------ PROVIDED ENTRIES

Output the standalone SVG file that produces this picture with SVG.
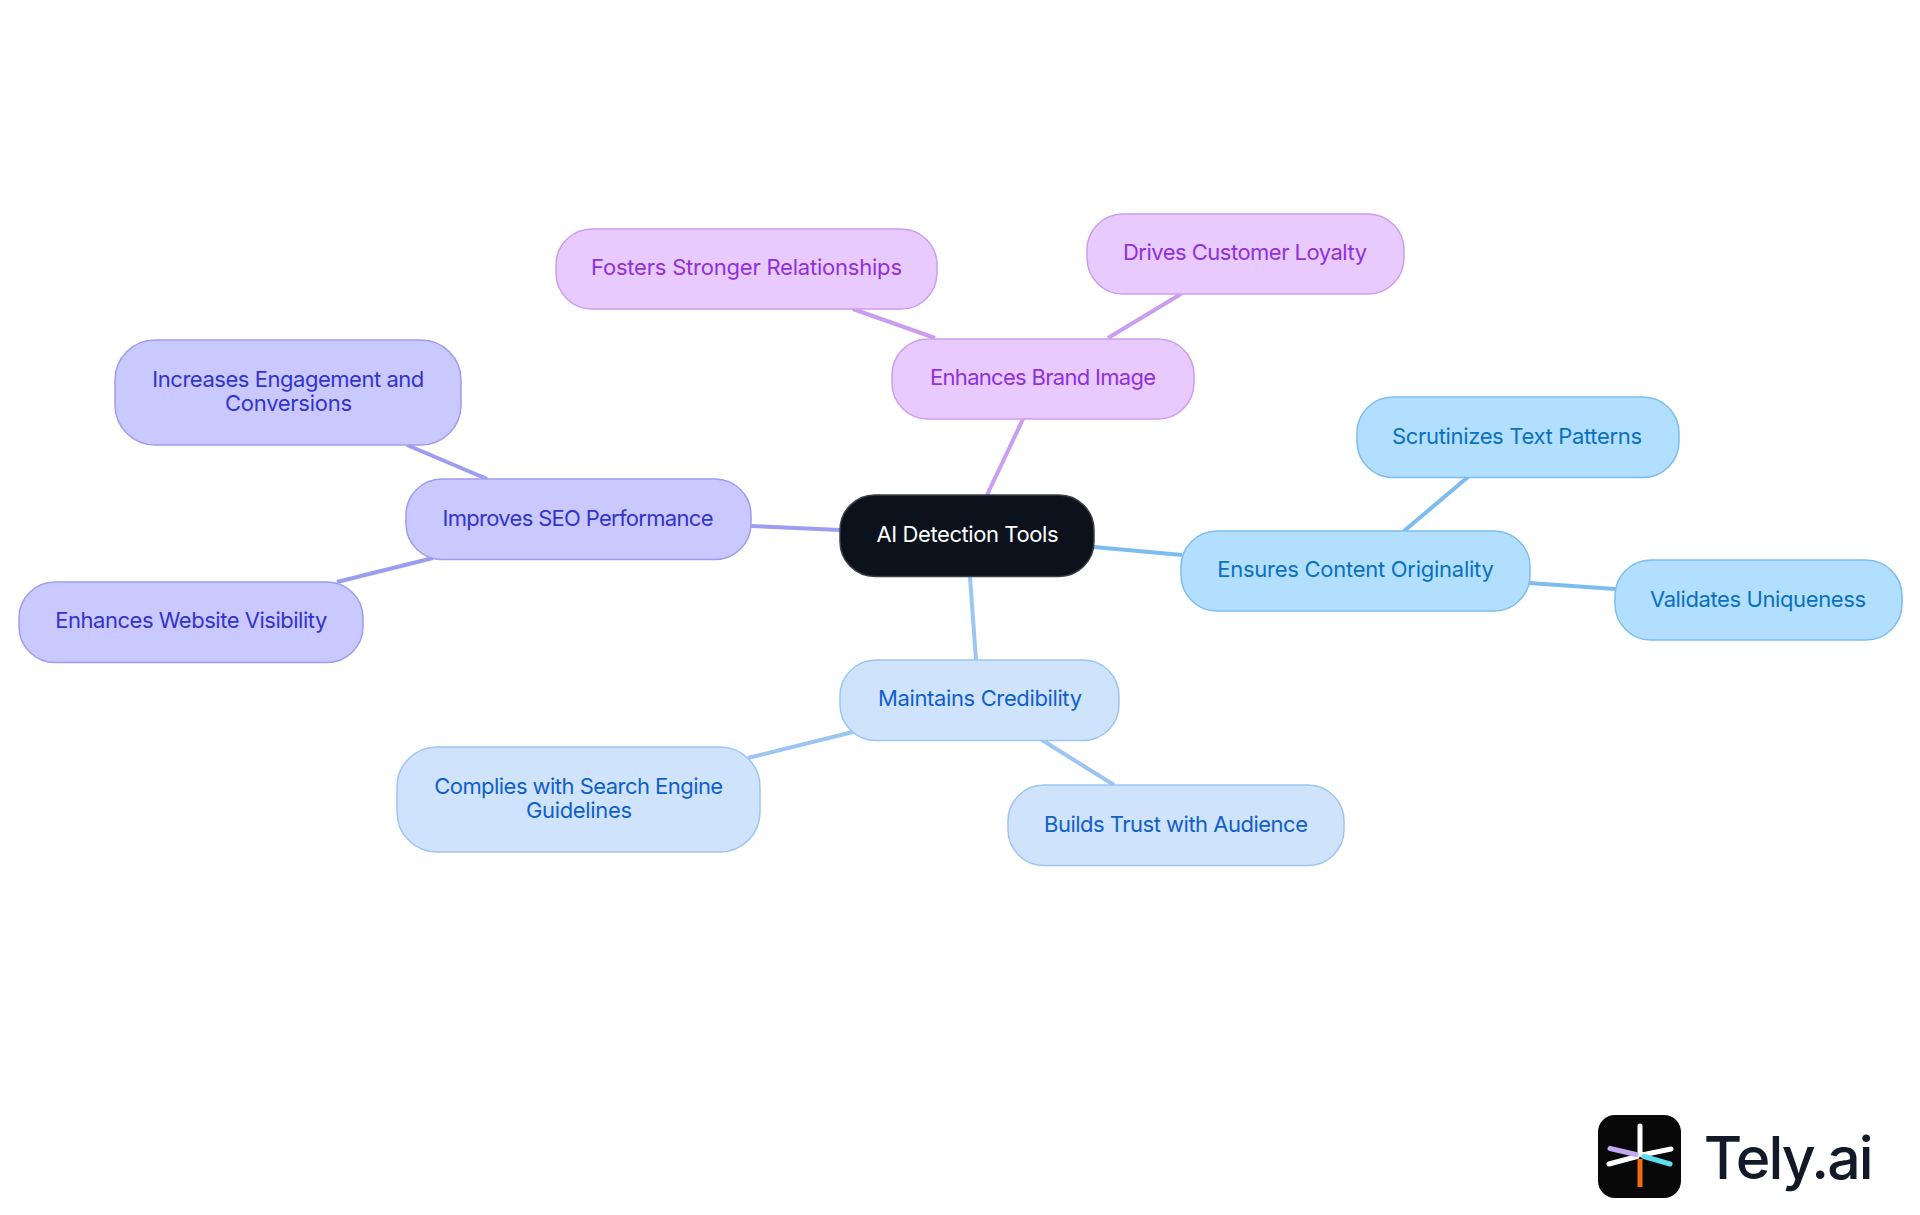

------------
------ PROVIDED ENTRIES

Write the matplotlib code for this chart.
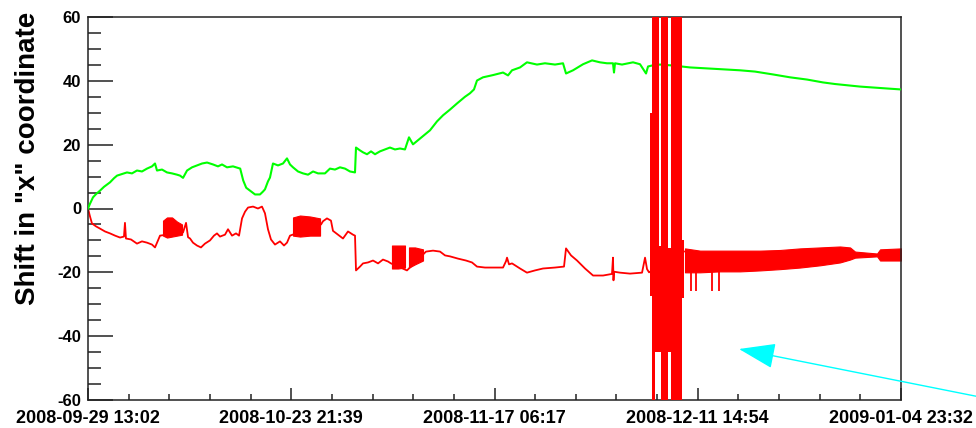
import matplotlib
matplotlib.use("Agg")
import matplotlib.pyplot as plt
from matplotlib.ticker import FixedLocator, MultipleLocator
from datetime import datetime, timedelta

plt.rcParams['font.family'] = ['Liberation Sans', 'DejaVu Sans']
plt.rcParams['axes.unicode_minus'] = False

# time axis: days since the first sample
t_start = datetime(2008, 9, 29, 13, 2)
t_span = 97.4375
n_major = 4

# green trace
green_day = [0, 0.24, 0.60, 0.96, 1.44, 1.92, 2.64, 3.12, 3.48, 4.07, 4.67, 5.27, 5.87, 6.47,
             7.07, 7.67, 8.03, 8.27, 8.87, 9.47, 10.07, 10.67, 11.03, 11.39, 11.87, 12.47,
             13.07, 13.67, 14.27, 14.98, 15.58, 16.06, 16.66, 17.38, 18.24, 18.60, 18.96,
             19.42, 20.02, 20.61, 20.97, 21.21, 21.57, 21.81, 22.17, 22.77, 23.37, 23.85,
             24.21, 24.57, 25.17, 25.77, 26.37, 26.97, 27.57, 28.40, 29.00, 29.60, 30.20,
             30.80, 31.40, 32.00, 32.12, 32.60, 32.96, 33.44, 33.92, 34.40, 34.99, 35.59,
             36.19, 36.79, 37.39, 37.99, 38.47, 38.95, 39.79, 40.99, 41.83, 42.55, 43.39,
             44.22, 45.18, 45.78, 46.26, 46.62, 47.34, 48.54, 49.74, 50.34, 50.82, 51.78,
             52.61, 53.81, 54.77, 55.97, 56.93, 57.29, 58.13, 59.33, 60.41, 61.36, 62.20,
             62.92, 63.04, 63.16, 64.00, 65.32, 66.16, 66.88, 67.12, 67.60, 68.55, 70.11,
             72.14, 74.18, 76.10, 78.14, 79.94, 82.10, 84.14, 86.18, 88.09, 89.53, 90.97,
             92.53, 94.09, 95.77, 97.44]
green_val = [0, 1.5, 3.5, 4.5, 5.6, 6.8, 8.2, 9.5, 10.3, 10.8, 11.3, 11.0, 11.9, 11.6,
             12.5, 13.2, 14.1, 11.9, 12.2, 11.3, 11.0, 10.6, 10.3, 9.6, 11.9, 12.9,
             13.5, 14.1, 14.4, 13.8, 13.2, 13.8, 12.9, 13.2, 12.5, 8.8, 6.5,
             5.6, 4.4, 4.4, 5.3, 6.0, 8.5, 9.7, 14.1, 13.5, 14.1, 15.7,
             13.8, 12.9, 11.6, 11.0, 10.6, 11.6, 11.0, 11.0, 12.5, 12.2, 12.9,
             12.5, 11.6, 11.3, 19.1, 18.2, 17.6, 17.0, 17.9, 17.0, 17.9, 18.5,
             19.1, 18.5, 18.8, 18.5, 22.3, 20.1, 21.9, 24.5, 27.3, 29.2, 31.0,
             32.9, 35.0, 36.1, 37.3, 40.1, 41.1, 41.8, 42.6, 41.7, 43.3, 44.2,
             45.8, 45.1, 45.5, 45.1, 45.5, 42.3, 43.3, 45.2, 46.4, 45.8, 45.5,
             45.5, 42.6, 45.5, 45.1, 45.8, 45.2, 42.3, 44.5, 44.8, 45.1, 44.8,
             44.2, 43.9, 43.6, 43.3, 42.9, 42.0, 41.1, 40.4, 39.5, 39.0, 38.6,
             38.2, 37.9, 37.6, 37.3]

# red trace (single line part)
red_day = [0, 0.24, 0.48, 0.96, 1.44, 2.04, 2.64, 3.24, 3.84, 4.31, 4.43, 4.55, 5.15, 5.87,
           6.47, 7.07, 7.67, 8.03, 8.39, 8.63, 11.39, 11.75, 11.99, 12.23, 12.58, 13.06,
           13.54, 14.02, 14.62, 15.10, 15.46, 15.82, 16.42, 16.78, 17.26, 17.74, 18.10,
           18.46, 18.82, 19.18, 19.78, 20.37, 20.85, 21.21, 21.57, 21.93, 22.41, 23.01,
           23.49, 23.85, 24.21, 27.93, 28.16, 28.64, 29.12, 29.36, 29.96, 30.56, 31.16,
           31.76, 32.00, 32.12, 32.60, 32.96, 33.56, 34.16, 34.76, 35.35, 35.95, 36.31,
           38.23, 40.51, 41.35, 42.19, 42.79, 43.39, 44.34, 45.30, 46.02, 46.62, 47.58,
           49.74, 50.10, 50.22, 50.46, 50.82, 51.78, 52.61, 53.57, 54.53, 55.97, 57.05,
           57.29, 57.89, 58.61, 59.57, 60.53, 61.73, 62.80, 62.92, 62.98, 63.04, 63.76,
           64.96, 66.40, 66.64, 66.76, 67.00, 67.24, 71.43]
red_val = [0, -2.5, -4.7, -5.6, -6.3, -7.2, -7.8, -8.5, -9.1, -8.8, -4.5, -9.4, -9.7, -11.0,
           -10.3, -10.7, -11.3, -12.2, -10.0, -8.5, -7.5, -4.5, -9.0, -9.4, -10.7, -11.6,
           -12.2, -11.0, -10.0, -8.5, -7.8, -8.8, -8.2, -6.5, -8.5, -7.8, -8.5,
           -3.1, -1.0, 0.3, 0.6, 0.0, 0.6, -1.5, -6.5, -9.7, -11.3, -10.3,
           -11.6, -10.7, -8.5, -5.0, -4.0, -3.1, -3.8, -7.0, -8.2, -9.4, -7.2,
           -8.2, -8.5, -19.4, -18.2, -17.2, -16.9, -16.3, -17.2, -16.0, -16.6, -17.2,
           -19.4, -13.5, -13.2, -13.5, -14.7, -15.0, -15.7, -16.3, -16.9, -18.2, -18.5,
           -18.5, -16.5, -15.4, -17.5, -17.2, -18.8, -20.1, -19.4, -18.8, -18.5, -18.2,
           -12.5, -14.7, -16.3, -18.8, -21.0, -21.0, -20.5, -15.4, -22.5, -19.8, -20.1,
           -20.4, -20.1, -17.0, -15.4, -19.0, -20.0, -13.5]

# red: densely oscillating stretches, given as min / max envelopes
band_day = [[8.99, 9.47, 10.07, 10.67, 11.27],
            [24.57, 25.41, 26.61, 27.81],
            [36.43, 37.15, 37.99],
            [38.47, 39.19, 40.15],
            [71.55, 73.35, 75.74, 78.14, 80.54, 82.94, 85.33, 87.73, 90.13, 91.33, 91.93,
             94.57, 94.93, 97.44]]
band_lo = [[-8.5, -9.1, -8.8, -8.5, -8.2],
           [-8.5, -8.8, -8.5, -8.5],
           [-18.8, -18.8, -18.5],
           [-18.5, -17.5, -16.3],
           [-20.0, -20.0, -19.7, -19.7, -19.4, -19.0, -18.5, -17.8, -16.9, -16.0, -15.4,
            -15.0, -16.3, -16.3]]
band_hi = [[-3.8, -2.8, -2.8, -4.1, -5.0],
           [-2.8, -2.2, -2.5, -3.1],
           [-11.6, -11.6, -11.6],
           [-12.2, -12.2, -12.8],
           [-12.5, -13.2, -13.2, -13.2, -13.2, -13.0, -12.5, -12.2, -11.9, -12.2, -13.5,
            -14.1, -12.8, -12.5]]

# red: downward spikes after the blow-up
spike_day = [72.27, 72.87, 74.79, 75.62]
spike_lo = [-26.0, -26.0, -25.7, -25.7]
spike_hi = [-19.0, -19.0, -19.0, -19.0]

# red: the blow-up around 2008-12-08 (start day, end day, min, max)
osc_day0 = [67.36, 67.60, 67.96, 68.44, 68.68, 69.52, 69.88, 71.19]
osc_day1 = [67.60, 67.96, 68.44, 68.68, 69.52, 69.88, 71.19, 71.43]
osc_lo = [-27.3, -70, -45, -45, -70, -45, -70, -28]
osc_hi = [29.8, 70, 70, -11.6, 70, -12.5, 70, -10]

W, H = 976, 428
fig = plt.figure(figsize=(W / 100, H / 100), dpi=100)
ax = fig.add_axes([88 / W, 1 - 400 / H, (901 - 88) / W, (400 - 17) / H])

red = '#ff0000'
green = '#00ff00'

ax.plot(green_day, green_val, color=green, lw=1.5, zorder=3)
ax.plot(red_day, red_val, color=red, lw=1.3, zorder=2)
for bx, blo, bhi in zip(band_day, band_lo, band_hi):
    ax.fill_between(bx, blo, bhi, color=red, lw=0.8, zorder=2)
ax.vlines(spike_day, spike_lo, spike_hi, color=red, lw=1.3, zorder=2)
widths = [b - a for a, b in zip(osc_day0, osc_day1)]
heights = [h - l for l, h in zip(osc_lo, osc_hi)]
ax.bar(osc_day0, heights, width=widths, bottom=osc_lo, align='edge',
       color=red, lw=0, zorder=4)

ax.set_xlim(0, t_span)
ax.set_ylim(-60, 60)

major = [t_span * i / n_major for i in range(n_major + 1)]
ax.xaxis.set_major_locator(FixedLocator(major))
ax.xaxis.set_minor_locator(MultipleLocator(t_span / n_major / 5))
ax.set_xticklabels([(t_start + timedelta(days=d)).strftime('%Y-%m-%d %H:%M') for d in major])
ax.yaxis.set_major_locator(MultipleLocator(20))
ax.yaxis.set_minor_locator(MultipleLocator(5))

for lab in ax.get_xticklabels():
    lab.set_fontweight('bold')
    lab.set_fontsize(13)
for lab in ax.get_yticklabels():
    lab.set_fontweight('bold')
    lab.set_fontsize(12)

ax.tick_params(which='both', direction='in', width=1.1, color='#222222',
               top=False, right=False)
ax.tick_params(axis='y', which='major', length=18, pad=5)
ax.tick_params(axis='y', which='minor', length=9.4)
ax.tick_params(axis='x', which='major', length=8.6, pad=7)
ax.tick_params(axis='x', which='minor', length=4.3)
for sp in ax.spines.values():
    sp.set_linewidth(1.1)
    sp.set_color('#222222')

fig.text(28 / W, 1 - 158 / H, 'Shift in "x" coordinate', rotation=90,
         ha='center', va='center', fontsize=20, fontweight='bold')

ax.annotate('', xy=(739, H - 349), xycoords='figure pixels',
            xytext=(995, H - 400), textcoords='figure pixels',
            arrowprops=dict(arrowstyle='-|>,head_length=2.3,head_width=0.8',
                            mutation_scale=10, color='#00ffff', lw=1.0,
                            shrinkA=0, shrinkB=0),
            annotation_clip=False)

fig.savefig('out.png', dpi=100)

------------

*JOB*. Extract the stretch of lines that begins at the line with "Write the matplotlib code for this chart." and ends at the line with "n_major = 4", inclusive. Omit every picture.

*EXERCISE RESPONSE*.
Write the matplotlib code for this chart.
import matplotlib
matplotlib.use("Agg")
import matplotlib.pyplot as plt
from matplotlib.ticker import FixedLocator, MultipleLocator
from datetime import datetime, timedelta

plt.rcParams['font.family'] = ['Liberation Sans', 'DejaVu Sans']
plt.rcParams['axes.unicode_minus'] = False

# time axis: days since the first sample
t_start = datetime(2008, 9, 29, 13, 2)
t_span = 97.4375
n_major = 4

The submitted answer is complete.